Two great Knowledge Management practitioners just posted great insights about how Enterprise Social Software transforms the practice into Doing Management.
Dave Pollard contributes a paper on the Future of Knowledge Management. He addresses the primary failings of traditional KM, the rise of new tools and the need for line worker productivity converging towards a Social Software approach for KM.
I believe that if KM hopes to save itself from imminent extinction, it needs to acknowledge and act upon the truth of Drucker’s assertion [greatest challenge to business management in the 21st century is, and will be, improving the personal productivity and effectiveness of front-line workers doing increasingly complex and unique jobs], and the following two principles that reflect what ‘improving personal productivity and effectiveness of front-line workers’ means with regards to knowledge:1. Knowledge is most effectively and efficiently conveyed to front-line workers by other front-line workers or outside experts, one-on-one, just-in-time, and in the context of solving a specific business problem...
2. Front-line workers have a large array of tools and technologies at their disposal, but rarely know how to use these tools and technologies competently, and when they do, they often find that these tools and technologies force them to think and work in ways that are not intuitive to them, interfering with rather than helping their work effectiveness...
KM is in desperate need of a new monkier, given the costly failings of the previous top-down approach. The bottom-up approach enabled by Enterprise Social Software puts doing things first -- because doing things socially and openly can be more productive, with social capital and institutional memory as postive by-products of effort.
The new emphasis on doing can by found in Jay Fienberg's post on recommendations for an enterprise system that encourages collaboration in a public sphere.
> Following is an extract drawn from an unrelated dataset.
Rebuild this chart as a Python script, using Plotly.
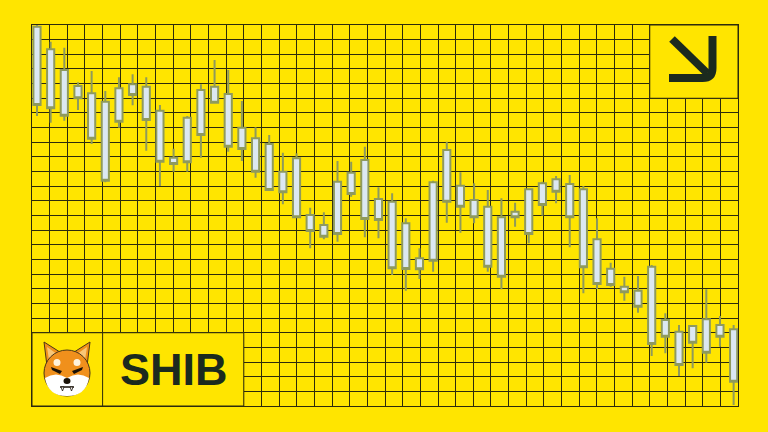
import plotly.graph_objects as go

# ---- data (price in grid-row units) ----
idx = list(range(52))
open_ = [25.88, 24.34, 22.93, 21.84, 21.34, 20.77, 21.68, 21.95, 21.79, 20.15,
         16.94, 19.67, 21.56, 21.79, 21.29, 18.99, 18.27, 17.88, 15.99, 16.90,
         13.03, 12.35, 15.31, 15.92, 16.79, 14.13, 13.94, 12.47, 10.08, 15.27,
         17.47, 15.03, 14.06, 13.60, 12.88, 13.26, 14.79, 15.20, 15.47, 15.15,
         14.79, 11.38, 9.37, 8.14, 7.87, 9.51, 5.87, 5.07, 5.46, 5.92,
         5.53, 5.23]
close = [20.54, 20.32, 19.81, 21.00, 18.24, 15.37, 19.40, 21.22, 19.52, 16.67,
         16.51, 16.63, 18.49, 20.70, 17.70, 17.54, 15.99, 14.74, 14.58, 12.88,
         11.94, 11.55, 11.74, 14.47, 12.76, 12.69, 9.40, 9.35, 9.33, 9.92,
         13.94, 13.60, 12.88, 9.51, 8.82, 12.88, 11.74, 13.72, 14.62, 12.88,
         9.47, 8.33, 8.26, 7.76, 6.78, 4.23, 4.73, 2.80, 4.32, 3.64,
         4.73, 1.66]
high = [26.00, 24.86, 24.45, 22.09, 22.86, 21.50, 22.43, 22.64, 22.43, 20.54,
        17.56, 19.79, 21.95, 23.61, 22.93, 20.81, 19.02, 18.49, 17.29, 17.24,
        13.53, 13.22, 16.72, 16.67, 17.70, 14.92, 14.51, 12.81, 10.76, 15.37,
        18.04, 15.95, 15.20, 14.74, 14.17, 13.87, 14.79, 15.31, 15.70, 15.76,
        15.01, 12.81, 9.78, 8.82, 8.87, 9.62, 6.33, 5.53, 5.46, 7.96,
        6.14, 5.53]
low = [19.79, 19.33, 19.47, 20.20, 17.88, 15.27, 18.99, 20.52, 17.42, 15.01,
       15.99, 15.99, 16.94, 20.68, 17.35, 16.72, 15.58, 14.67, 13.76, 12.83,
       10.76, 11.38, 11.21, 14.28, 11.51, 11.44, 8.94, 7.87, 8.67, 9.16,
       12.51, 11.83, 12.47, 9.16, 7.96, 12.24, 11.10, 12.99, 13.83, 10.83,
       7.69, 7.98, 8.14, 7.19, 6.37, 3.41, 3.60, 2.05, 2.57, 2.95,
       4.05, 0.07]
label = "SHIB"

# ---- style ----
BG = "#FFE500"
GRID = "#2c2a0c"
BODY = "#dce8f2"
EDGE = "#8f9a5c"
DARK = "#1b2a1e"

W, H = 768, 432
L, R, T, B = 32, 30, 25, 26
PW, PH = W - L - R, H - T - B


def px(x):
    return (x - L) / PW


def py(y):
    return (H - B - y) / PH


fig = go.Figure()
style = dict(line=dict(color=EDGE, width=2), fillcolor=BODY)
fig.add_trace(go.Candlestick(
    x=idx, open=open_, high=high, low=low, close=close,
    increasing=style, decreasing=style, whiskerwidth=0,
    hoverinfo="skip", showlegend=False,
))

shapes = []
# bottom-left logo box and top-right arrow box (cover grid)
shapes.append(dict(type="rect", xref="paper", yref="paper", x0=0, x1=12 / 40, y0=0, y1=5 / 26,
                   fillcolor=BG, line=dict(color=GRID, width=1), layer="above"))
shapes.append(dict(type="line", xref="paper", yref="paper", x0=4 / 40, x1=4 / 40, y0=0, y1=5 / 26,
                   line=dict(color=GRID, width=1), layer="above"))
shapes.append(dict(type="rect", xref="paper", yref="paper", x0=35 / 40, x1=1, y0=21 / 26, y1=1,
                   fillcolor=BG, line=dict(color=GRID, width=1), layer="above"))

# arrow (down-right)
arrow = (f"M {px(712.5)},{py(36)} L {px(712.5)},{py(68)} "
         f"Q {px(712.5)},{py(78)} {px(702.5)},{py(78)} L {px(669)},{py(78)}")
shapes.append(dict(type="path", xref="paper", yref="paper", path=arrow,
                   line=dict(color=DARK, width=8), layer="above"))
shapes.append(dict(type="line", xref="paper", yref="paper",
                   x0=px(672), y0=py(39), x1=px(707), y1=py(73),
                   line=dict(color=DARK, width=8), layer="above"))

# shiba icon
ORANGE = "#F0901C"
OUT = "#4a3418"


def poly(pts, fill, lw=1, lc=OUT):
    p = "M " + " L ".join(f"{px(a)},{py(b)}" for a, b in pts) + " Z"
    return dict(type="path", xref="paper", yref="paper", path=p, fillcolor=fill,
                line=dict(color=lc, width=lw), layer="above")


shapes.append(poly([(44, 342), (63, 354), (47, 366)], ORANGE))
shapes.append(poly([(90, 342), (71, 354), (87, 366)], ORANGE))
shapes.append(poly([(47, 347), (57, 354), (49, 360)], "#F8C777", lw=0))
shapes.append(poly([(87, 347), (77, 354), (85, 360)], "#F8C777", lw=0))
shapes.append(dict(type="circle", xref="paper", yref="paper",
                   x0=px(44), x1=px(90), y0=py(396), y1=py(350),
                   fillcolor=ORANGE, line=dict(color=OUT, width=1), layer="above"))
# white lower face
shapes.append(dict(type="path", xref="paper", yref="paper",
                   path=(f"M {px(45)},{py(378)} Q {px(56)},{py(371)} {px(67)},{py(378)} "
                         f"Q {px(78)},{py(371)} {px(89)},{py(378)} "
                         f"Q {px(86)},{py(396)} {px(67)},{py(396)} "
                         f"Q {px(48)},{py(396)} {px(45)},{py(378)} Z"),
                   fillcolor="#FFFFFF", line=dict(width=0), layer="above"))
# eyebrows
for cx in (57, 77):
    shapes.append(dict(type="circle", xref="paper", yref="paper",
                       x0=px(cx - 3.5), x1=px(cx + 3.5), y0=py(366), y1=py(359),
                       fillcolor="#FFF3DC", line=dict(width=0), layer="above"))
# eyes
shapes.append(poly([(51, 367), (62, 371), (60, 374), (52, 370)], "#1a1208", lw=0))
shapes.append(poly([(83, 367), (72, 371), (74, 374), (82, 370)], "#1a1208", lw=0))
# nose
shapes.append(dict(type="circle", xref="paper", yref="paper",
                   x0=px(63.5), x1=px(70.5), y0=py(384), y1=py(378),
                   fillcolor="#1a1208", line=dict(width=0), layer="above"))
# mouth
shapes.append(dict(type="path", xref="paper", yref="paper",
                   path=f"M {px(60)},{py(387)} L {px(74)},{py(387)}",
                   line=dict(color="#1a1208", width=1.5), layer="above"))
shapes.append(poly([(61, 387), (62.5, 391), (64, 387)], "#FFFFFF", lw=0.8, lc="#1a1208"))
shapes.append(poly([(70, 387), (71.5, 391), (73, 387)], "#FFFFFF", lw=0.8, lc="#1a1208"))

fig.update_layout(
    width=W, height=H,
    margin=dict(l=L, r=R, t=T, b=B),
    paper_bgcolor=BG, plot_bgcolor=BG,
    shapes=shapes,
    showlegend=False,
    boxgap=0.25,
    annotations=[dict(text=f"<b>{label}</b>", xref="paper", yref="paper",
                      x=px(173.5), y=py(369), xanchor="center", yanchor="middle",
                      showarrow=False,
                      font=dict(family="Liberation Sans, Arial, sans-serif", size=45, color=DARK))],
)
fig.update_xaxes(range=[-0.366, 51.32], tick0=-0.366, dtick=17.667 / 13.67,
                 showgrid=True, gridcolor=GRID, gridwidth=1,
                 showline=True, linecolor=GRID, linewidth=1, mirror=True,
                 showticklabels=False, ticks="", zeroline=False,
                 rangeslider=dict(visible=False), fixedrange=True)
fig.update_yaxes(range=[0, 26], tick0=0, dtick=1,
                 showgrid=True, gridcolor=GRID, gridwidth=1,
                 showline=True, linecolor=GRID, linewidth=1, mirror=True,
                 showticklabels=False, ticks="", zeroline=False, fixedrange=True)

fig.write_html(
    "out.html",
    config={"displayModeBar": False},
    post_script=("document.body.style.margin='0';"
                 "document.body.style.padding='0';"
                 f"document.body.style.background='{BG}';"
                 "document.body.style.overflow='hidden';"),
)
He describes a set of activities that are ideal for wikis, weblogs and other forms of micro-content ranging from meetings, documents, metrics and reports, individual and group uses. Notice the focus isn't on specifically identifying experts or more valuable content -- but activities that if done openly using simple and flexible tools yield lasting benefits.
From theory to practice we are seeing Enterprise Social Software being considered not as knowledge management, but as a better way of doing management. The knowing-doing gap is closing, but not as we expected. Facilitate doing in a social context and you gain learning and insights in social context.